The chart is not just decorative. It gives fast visual verification. In triangle mode, a doughnut chart can immediately reveal whether one angle is unexpectedly dominant. In polygon mode, a bar chart helps compare interior and exterior angle magnitudes. In conversion mode, side-by-side values help confirm that a conversion is sensible.
Professional use cases
- Civil and surveying workflows: Convert between angular units used by different instrument readouts and software packages.
- Mechanical design: Compute repeated rotational spacing for equally distributed holes, spokes, or fixtures.
- Computer graphics: Convert UI rotation controls in degrees to radians for rendering engines.
- Education technology: Provide immediate formative feedback on angle and polygon concepts.

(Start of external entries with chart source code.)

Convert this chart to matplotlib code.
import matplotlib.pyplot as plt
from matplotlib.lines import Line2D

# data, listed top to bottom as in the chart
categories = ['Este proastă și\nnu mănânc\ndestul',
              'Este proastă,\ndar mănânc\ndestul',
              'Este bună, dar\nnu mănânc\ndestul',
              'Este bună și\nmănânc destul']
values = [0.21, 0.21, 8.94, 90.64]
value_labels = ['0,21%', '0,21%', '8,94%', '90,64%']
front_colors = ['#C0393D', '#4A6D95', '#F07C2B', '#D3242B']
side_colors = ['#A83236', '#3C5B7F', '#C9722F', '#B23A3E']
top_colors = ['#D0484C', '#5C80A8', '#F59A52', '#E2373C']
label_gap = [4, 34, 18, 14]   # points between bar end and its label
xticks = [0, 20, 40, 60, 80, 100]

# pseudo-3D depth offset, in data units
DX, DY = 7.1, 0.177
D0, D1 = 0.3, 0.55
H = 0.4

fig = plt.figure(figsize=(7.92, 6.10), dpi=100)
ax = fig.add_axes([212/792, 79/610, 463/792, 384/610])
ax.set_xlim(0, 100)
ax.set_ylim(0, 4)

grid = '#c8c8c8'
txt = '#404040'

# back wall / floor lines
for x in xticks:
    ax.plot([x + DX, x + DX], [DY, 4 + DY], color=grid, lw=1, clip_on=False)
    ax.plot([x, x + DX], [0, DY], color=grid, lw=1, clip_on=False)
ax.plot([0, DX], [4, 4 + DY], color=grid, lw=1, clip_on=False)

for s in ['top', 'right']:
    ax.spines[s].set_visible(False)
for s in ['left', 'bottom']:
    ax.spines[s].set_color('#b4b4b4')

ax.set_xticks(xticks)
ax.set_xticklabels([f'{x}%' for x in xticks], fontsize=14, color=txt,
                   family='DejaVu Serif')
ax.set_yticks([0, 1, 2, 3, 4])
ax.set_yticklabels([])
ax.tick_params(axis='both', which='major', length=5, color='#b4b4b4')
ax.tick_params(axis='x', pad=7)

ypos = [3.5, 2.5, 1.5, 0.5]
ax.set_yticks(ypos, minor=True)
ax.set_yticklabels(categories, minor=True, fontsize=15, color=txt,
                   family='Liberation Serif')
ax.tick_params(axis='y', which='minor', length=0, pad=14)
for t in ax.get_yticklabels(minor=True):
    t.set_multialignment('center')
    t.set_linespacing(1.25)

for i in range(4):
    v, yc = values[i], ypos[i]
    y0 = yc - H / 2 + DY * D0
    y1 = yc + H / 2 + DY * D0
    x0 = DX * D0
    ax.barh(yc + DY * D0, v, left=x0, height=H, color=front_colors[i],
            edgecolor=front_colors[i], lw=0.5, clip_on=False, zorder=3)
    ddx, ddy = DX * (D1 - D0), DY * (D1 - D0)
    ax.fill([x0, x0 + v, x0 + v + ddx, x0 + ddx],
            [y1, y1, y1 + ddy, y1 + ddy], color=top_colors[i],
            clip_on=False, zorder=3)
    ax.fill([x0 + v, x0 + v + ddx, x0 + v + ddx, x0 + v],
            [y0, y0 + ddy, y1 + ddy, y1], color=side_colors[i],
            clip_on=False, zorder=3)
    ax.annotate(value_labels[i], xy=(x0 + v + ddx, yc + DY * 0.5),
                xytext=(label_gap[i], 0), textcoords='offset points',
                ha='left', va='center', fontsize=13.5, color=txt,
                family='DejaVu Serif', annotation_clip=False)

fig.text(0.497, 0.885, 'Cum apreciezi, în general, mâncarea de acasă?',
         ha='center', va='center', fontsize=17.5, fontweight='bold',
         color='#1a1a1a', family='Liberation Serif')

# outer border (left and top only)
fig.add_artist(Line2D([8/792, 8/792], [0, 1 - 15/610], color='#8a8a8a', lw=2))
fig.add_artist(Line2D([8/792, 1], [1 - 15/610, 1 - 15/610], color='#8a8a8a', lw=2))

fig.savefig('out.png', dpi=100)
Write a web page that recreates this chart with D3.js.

- Data validation: Quickly test whether imported geometry values satisfy known constraints.
Authoritative references for deeper study
For rigorous standards and educational context, review these sources:
- NIST Guide for the Use of the International System of Units (SI)
- NCES NAEP Mathematics Report Card
- USGS FAQ on degrees, minutes, and seconds
Final takeaway: an angle measurement geometry calculator is most powerful when it combines correct formulas, strict input validation, clear unit handling, and visual output. Use it as both a productivity tool and a conceptual check, especially when moving between classroom geometry, field measurements, and software implementation.